● **Your objective**:
Look for the line containing "What seaborn and" and the line containing "dash = (6, 3.5)"; retype them and all lines between, exactly, and leave out the pictures.

-- Begin --

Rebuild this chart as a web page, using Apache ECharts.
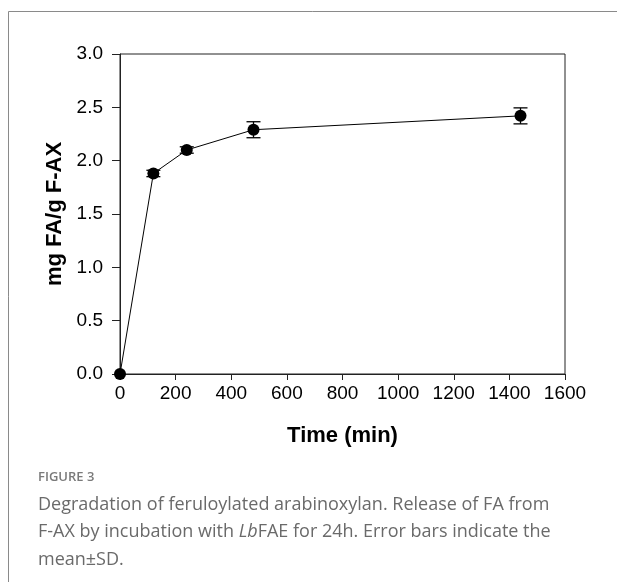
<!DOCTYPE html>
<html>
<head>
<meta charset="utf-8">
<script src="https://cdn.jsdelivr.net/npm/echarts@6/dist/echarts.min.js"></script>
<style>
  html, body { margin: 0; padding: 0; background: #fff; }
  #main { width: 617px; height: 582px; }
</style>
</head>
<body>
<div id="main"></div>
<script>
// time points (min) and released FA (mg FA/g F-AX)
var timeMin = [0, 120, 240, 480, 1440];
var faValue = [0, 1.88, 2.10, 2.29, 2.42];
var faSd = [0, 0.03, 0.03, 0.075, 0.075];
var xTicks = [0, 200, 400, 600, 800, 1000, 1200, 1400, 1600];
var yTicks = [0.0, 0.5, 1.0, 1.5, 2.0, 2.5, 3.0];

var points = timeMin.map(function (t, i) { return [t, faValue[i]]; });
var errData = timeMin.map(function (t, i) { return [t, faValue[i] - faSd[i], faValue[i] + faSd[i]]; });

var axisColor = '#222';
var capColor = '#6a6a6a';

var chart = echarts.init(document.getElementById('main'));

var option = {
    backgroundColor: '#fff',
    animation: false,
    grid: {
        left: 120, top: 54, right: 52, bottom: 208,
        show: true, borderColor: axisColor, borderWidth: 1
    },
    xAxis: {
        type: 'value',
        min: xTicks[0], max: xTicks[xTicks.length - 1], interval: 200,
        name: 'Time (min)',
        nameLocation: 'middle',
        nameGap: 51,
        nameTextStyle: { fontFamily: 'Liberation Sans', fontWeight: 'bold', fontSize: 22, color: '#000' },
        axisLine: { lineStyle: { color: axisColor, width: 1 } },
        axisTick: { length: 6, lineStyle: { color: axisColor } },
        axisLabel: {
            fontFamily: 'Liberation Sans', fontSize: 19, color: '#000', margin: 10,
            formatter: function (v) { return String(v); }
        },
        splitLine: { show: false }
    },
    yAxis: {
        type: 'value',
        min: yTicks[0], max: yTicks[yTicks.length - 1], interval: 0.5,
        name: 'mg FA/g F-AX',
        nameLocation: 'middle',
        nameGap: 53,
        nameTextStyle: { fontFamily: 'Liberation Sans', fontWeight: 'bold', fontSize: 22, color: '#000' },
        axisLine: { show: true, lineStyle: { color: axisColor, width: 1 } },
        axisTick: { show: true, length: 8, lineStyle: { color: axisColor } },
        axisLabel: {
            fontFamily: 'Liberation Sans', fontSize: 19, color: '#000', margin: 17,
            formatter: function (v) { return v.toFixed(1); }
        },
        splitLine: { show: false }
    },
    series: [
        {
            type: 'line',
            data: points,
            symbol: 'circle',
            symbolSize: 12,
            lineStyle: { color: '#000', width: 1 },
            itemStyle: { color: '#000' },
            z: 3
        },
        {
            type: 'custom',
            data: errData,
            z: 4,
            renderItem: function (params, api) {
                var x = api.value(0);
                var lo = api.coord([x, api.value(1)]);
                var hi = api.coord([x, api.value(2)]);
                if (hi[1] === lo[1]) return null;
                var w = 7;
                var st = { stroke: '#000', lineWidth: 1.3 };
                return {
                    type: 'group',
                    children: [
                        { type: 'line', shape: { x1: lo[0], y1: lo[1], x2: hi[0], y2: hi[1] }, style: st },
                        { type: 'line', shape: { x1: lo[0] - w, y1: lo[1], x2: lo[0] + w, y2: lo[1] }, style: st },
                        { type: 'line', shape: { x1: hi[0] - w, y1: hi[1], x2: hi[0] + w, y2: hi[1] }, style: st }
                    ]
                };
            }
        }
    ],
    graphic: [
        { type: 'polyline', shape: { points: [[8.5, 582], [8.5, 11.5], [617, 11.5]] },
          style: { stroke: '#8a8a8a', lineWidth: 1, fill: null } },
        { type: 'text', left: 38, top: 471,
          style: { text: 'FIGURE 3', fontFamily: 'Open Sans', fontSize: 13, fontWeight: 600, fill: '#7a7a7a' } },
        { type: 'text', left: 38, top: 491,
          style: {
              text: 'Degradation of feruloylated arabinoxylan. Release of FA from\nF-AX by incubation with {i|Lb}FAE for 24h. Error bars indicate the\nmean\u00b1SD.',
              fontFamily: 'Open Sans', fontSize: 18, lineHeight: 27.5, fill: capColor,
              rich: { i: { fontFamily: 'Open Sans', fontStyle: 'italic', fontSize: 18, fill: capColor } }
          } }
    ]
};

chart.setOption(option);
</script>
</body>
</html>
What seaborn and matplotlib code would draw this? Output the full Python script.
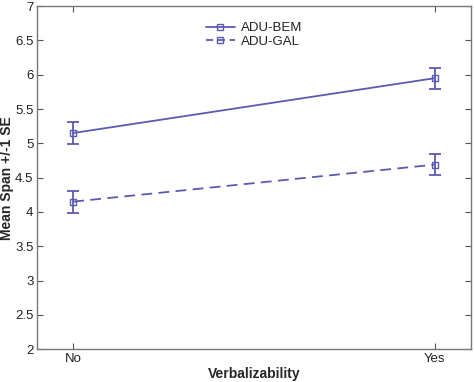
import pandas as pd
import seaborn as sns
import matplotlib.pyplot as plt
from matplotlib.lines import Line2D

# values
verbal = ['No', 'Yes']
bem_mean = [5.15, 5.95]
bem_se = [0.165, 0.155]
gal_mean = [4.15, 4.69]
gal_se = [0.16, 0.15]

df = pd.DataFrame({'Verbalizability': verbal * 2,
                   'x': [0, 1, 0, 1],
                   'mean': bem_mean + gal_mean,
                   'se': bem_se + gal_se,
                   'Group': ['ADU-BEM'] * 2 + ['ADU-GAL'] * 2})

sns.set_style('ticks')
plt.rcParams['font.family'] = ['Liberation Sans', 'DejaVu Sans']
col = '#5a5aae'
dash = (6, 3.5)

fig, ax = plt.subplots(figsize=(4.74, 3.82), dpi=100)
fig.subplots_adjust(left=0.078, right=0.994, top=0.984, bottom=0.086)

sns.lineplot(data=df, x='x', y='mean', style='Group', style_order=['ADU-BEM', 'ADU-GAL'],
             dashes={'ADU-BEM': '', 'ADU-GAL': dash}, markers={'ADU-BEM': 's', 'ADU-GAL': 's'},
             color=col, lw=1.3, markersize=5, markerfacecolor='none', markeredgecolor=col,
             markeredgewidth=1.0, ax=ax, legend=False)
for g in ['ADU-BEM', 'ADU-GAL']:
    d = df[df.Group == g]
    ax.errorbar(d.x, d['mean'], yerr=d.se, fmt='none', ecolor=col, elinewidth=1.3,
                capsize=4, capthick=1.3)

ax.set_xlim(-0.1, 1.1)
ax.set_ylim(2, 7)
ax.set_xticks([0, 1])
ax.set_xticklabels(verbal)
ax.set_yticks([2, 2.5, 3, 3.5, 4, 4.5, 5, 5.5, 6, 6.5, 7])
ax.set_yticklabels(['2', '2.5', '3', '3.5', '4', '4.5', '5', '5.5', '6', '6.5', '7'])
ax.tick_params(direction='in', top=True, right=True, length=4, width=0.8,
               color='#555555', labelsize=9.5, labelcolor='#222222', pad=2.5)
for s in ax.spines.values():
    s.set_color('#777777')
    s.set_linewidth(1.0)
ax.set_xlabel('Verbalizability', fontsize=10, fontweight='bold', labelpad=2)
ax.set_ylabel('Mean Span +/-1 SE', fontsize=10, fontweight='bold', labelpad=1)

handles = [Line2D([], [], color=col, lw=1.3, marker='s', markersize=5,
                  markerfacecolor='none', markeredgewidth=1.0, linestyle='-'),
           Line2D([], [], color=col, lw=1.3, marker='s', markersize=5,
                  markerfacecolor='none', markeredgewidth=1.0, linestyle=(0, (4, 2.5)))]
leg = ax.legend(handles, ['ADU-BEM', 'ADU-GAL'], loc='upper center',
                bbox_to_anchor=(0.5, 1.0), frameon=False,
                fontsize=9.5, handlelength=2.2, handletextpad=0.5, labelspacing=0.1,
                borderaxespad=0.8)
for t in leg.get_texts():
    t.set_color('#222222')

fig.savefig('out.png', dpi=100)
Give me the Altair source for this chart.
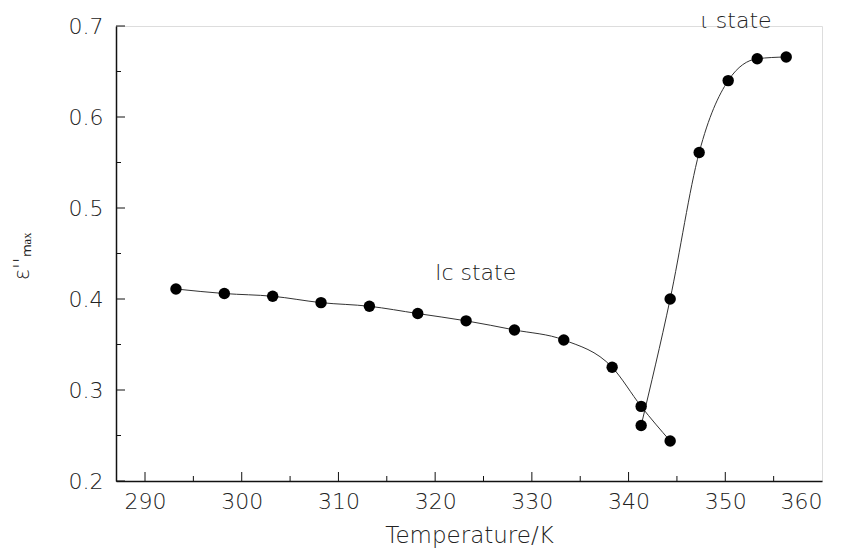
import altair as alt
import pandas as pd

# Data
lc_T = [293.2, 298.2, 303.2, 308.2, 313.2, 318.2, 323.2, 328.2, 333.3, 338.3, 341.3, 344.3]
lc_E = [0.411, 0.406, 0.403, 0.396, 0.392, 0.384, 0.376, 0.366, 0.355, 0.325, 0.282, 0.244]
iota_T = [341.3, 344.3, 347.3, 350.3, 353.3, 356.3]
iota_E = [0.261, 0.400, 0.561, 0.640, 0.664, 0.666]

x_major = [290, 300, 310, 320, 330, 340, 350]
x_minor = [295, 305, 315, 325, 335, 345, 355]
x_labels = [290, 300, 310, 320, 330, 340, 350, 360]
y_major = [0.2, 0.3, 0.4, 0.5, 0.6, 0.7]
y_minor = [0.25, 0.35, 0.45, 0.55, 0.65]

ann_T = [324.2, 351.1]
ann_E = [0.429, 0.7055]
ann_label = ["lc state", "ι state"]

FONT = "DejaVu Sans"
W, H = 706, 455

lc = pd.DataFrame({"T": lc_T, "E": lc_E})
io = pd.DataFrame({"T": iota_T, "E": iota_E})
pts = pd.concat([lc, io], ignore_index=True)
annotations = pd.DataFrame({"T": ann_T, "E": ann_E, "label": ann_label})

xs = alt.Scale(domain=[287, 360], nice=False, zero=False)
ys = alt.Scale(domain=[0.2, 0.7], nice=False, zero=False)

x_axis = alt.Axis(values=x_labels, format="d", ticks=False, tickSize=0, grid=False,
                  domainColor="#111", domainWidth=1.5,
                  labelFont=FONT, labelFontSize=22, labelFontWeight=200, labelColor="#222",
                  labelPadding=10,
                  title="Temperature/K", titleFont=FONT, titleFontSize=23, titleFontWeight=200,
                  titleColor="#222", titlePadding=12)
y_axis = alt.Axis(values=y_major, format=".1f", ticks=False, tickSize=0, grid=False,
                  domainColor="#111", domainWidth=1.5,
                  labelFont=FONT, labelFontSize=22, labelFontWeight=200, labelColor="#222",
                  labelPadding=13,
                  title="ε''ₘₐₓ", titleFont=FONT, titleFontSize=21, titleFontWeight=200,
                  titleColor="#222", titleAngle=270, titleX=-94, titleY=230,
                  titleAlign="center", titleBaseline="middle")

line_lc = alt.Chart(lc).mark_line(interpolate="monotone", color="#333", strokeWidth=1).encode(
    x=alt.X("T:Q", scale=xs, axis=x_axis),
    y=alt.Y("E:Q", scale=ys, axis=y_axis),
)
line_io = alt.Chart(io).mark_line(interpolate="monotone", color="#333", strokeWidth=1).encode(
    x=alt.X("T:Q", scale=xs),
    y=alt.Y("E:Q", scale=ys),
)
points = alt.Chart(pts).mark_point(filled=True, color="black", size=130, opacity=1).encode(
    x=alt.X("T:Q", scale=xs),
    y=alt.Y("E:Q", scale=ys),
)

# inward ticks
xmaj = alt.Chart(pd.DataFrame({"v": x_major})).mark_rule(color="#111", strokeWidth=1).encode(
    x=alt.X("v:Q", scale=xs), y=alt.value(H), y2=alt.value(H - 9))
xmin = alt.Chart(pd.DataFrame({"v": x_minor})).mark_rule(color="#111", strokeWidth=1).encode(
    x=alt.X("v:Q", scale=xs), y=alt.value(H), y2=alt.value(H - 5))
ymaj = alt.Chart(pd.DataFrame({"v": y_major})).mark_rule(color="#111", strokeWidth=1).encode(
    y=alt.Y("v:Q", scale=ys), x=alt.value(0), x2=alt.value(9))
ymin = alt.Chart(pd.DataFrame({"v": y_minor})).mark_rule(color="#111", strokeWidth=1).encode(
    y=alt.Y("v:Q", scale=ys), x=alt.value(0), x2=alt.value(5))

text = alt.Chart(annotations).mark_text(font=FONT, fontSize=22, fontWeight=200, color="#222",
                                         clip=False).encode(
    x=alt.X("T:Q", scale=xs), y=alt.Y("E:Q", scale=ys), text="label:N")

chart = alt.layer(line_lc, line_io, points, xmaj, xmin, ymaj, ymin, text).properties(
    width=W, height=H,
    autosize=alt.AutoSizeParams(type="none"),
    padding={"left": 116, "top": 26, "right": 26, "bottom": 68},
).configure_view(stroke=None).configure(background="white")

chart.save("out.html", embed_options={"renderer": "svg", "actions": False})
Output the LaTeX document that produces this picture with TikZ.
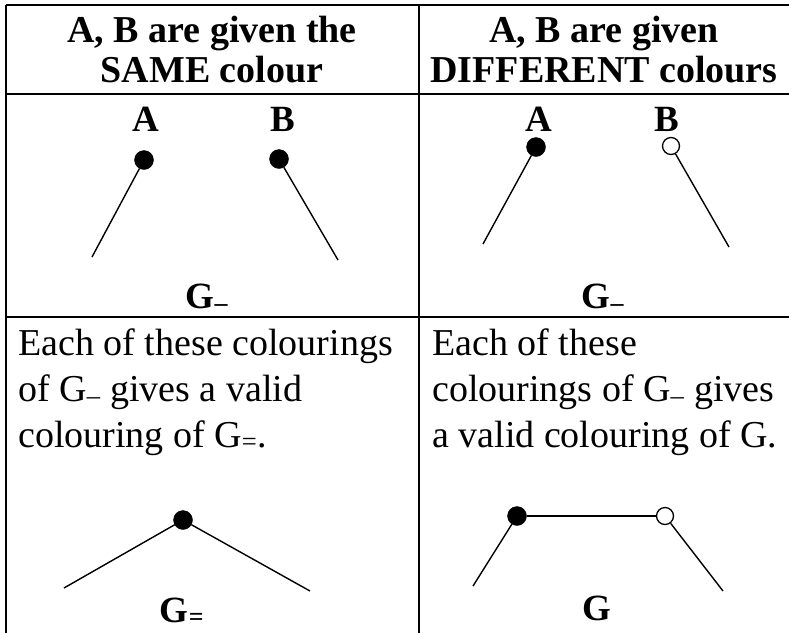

-- End --

● **Correct answer**:
What seaborn and matplotlib code would draw this? Output the full Python script.
import pandas as pd
import seaborn as sns
import matplotlib.pyplot as plt
from matplotlib.lines import Line2D

# values
verbal = ['No', 'Yes']
bem_mean = [5.15, 5.95]
bem_se = [0.165, 0.155]
gal_mean = [4.15, 4.69]
gal_se = [0.16, 0.15]

df = pd.DataFrame({'Verbalizability': verbal * 2,
                   'x': [0, 1, 0, 1],
                   'mean': bem_mean + gal_mean,
                   'se': bem_se + gal_se,
                   'Group': ['ADU-BEM'] * 2 + ['ADU-GAL'] * 2})

sns.set_style('ticks')
plt.rcParams['font.family'] = ['Liberation Sans', 'DejaVu Sans']
col = '#5a5aae'
dash = (6, 3.5)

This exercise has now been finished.